EXERCISE REQUIREMENTS:
Check each line of the records below for the string "Write", then state how many lines contain it, with no other output.

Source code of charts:
========================
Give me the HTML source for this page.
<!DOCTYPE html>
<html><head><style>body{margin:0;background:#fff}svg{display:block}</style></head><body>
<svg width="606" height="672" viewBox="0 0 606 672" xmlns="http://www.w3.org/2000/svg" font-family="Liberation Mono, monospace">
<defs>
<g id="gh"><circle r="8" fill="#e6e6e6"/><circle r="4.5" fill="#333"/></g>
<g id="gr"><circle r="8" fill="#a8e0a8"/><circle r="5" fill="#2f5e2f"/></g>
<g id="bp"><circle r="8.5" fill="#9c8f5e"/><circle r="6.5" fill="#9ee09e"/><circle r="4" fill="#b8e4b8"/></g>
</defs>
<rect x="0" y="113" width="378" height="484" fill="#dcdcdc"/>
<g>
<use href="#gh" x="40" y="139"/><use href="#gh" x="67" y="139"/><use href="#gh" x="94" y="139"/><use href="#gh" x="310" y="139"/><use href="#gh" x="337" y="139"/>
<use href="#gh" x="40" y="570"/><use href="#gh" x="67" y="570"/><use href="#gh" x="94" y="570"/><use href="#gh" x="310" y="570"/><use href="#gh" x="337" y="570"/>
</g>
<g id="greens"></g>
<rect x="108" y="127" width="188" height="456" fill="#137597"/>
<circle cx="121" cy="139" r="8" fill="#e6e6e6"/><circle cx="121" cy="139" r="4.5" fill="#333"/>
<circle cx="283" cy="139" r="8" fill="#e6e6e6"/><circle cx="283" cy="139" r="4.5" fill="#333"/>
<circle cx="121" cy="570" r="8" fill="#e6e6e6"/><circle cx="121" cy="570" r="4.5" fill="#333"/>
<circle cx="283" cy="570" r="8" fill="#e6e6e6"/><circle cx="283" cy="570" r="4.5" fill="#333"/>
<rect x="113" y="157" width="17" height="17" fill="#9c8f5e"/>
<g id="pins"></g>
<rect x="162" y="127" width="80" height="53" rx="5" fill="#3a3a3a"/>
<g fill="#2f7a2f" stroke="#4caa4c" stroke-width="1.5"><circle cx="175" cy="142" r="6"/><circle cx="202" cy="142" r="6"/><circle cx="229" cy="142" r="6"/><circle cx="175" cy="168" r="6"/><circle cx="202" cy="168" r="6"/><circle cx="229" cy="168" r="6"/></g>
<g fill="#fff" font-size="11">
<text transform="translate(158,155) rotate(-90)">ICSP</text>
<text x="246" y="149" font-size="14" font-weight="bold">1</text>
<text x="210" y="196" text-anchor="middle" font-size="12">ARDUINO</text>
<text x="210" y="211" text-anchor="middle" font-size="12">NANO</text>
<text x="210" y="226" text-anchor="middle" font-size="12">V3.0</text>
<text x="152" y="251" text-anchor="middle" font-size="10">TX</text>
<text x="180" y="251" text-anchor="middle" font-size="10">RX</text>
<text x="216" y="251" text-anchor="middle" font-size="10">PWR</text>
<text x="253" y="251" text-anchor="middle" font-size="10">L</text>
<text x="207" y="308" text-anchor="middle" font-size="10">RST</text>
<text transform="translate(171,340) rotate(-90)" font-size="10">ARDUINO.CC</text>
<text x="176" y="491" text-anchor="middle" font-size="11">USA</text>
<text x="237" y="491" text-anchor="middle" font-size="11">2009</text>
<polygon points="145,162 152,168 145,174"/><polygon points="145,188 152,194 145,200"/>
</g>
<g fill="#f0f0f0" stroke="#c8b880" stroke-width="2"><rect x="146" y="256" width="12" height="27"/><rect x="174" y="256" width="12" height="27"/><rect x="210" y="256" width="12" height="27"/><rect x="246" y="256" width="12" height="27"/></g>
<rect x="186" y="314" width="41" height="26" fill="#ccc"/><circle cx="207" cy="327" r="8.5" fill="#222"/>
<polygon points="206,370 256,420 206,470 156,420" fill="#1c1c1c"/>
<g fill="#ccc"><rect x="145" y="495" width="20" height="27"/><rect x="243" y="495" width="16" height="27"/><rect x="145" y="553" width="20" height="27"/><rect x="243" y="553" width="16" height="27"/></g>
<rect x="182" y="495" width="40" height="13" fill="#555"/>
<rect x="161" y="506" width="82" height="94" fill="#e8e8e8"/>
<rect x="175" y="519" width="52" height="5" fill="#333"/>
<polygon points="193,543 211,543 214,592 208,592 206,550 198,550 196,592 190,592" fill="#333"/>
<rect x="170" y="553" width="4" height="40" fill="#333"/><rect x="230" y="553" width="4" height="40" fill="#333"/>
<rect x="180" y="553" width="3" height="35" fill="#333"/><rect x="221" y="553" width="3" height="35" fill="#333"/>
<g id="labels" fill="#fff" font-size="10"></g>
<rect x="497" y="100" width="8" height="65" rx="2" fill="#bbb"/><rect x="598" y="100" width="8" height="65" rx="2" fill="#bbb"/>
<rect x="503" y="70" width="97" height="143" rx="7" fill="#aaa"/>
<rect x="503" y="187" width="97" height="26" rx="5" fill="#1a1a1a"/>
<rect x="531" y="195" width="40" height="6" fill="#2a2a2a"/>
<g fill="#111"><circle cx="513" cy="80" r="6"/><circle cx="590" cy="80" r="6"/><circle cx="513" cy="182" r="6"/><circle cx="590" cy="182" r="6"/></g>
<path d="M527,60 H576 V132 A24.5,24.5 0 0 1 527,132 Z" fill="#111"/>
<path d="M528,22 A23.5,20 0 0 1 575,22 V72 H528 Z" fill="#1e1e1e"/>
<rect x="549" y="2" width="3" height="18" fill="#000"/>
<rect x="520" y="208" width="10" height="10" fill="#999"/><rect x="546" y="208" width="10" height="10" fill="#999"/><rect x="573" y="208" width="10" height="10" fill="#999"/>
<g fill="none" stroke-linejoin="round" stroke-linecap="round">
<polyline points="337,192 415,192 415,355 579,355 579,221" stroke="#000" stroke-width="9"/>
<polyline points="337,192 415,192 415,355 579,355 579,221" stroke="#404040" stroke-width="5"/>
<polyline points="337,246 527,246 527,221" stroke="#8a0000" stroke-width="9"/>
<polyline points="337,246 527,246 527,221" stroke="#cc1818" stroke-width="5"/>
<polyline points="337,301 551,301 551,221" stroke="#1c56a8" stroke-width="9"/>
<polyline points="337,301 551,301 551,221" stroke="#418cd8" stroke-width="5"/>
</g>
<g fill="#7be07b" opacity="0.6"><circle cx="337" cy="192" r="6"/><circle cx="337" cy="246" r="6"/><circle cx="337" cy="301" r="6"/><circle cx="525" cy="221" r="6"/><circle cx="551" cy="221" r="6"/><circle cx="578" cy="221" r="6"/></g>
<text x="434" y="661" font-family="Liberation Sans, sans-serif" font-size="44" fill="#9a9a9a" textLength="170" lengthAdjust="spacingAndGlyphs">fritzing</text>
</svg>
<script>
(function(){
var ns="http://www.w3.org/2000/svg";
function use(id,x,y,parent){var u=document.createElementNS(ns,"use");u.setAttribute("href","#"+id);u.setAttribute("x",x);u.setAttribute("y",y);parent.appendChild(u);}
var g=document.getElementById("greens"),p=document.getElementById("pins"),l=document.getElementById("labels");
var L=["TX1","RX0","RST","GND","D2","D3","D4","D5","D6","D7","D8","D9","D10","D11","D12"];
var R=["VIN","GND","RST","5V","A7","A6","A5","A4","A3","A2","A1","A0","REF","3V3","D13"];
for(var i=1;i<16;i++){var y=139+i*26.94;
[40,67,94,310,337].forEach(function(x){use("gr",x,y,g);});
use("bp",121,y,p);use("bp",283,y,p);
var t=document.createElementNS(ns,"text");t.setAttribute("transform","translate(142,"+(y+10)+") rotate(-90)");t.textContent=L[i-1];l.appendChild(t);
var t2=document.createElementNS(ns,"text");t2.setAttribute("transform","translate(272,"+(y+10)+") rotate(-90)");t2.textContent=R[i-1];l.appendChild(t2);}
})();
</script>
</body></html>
========================
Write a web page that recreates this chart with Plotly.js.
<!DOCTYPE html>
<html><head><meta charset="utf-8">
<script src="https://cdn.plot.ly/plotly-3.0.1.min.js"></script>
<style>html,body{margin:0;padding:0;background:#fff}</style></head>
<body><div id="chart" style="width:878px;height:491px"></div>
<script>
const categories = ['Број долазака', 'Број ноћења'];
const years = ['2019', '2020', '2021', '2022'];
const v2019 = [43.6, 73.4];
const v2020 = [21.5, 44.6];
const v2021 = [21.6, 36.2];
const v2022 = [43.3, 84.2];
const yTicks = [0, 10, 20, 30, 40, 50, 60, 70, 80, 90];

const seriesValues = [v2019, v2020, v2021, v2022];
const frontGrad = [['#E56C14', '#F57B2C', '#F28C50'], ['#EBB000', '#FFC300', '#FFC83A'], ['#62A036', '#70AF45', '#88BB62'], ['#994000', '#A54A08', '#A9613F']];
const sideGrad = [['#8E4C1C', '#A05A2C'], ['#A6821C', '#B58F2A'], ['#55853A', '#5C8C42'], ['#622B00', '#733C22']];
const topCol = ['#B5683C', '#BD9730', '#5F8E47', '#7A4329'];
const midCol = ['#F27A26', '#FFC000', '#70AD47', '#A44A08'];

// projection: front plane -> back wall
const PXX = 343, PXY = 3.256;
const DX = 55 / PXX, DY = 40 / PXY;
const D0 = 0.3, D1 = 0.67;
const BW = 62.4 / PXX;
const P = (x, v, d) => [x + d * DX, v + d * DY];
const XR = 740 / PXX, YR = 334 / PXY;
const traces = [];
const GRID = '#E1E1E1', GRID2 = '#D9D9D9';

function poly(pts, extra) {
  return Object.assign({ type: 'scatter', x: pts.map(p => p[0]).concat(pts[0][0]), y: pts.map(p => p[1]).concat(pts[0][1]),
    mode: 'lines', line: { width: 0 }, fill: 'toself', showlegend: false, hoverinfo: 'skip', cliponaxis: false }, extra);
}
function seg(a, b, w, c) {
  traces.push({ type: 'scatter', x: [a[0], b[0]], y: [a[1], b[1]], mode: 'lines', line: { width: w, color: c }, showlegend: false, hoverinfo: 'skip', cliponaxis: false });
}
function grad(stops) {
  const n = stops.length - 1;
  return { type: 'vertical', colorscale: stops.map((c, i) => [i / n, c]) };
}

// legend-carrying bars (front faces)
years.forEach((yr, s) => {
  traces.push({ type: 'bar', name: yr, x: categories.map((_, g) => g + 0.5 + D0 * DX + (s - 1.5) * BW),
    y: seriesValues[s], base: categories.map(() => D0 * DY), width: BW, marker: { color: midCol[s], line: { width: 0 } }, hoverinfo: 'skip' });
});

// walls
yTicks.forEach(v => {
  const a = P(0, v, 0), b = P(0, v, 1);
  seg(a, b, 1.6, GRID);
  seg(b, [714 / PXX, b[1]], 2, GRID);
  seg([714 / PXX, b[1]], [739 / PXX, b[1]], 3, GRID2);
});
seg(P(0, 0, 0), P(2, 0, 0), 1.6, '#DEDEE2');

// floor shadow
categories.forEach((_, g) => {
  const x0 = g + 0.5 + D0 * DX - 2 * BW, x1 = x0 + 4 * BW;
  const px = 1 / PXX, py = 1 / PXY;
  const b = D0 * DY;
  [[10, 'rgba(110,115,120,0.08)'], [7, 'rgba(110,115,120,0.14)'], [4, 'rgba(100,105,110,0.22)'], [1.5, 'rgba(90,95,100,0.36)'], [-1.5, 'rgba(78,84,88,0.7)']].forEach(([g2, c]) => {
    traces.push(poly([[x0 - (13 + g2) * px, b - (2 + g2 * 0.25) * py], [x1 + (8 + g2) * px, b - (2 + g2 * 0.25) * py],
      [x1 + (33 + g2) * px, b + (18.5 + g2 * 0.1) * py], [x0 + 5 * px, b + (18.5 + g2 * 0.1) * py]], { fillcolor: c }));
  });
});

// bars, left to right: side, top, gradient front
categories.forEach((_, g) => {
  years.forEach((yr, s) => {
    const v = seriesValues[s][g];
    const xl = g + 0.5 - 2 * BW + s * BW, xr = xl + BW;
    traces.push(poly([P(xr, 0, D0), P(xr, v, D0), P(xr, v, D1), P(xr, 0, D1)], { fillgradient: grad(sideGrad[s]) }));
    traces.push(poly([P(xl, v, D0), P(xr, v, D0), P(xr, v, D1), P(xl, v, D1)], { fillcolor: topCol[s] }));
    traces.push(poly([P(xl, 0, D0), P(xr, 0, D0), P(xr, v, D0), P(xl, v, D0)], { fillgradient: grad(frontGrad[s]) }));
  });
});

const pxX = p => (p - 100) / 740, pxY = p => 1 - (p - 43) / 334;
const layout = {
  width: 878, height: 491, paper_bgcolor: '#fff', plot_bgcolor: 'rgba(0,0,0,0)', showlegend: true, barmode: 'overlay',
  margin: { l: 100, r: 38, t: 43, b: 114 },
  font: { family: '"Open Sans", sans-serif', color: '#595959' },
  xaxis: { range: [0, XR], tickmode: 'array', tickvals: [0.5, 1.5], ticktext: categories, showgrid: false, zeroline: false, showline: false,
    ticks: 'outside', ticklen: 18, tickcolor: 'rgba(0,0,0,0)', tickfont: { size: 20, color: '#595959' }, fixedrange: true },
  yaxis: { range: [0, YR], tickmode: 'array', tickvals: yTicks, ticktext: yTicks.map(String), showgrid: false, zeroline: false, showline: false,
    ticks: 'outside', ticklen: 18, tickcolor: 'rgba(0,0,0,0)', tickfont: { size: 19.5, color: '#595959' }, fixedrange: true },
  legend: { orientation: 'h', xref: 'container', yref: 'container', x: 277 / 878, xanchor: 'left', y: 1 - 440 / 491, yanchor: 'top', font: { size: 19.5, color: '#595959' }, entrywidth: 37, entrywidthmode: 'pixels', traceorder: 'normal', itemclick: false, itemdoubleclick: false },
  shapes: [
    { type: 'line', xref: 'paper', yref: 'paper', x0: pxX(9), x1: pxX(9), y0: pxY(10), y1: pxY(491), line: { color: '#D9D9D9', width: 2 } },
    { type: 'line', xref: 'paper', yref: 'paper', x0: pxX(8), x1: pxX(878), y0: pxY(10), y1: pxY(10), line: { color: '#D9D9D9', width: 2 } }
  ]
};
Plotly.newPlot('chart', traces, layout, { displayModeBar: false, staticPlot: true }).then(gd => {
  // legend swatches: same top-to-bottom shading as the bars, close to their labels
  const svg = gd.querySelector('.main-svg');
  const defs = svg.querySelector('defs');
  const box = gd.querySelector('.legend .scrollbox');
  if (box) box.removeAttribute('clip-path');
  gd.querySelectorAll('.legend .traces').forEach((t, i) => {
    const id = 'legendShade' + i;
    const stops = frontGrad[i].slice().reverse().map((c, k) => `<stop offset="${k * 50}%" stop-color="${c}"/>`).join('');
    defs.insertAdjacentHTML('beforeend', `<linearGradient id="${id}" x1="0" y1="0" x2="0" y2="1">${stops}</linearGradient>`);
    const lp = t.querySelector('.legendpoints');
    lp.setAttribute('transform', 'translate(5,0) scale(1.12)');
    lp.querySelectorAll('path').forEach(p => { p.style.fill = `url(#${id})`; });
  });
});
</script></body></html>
========================
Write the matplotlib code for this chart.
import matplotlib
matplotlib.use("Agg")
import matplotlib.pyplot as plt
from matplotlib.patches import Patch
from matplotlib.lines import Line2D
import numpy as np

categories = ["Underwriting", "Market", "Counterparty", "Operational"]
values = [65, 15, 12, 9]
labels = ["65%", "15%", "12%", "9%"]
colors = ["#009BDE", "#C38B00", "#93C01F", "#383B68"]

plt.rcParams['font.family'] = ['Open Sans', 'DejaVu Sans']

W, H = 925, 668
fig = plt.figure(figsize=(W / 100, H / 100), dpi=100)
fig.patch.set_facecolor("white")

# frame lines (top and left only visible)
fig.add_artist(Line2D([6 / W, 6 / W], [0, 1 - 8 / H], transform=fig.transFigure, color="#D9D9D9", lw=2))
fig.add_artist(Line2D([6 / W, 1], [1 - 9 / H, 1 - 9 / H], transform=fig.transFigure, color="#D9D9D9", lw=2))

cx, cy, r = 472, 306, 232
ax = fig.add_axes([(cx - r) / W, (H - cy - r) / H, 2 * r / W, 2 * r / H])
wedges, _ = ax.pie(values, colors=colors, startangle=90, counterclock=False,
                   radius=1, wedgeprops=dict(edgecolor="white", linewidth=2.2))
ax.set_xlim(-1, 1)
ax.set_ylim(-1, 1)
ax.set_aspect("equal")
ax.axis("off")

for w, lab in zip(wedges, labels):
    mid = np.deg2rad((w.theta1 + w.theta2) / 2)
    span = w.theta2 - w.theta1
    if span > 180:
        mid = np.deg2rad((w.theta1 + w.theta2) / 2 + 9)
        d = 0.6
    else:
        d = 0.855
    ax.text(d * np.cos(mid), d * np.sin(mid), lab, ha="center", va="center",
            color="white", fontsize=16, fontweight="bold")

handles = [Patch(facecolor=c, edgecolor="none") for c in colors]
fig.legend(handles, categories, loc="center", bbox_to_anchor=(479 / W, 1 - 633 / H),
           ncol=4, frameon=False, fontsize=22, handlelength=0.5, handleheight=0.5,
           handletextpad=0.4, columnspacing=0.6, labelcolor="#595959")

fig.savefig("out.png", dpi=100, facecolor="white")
========================
TASK ANSWER:
2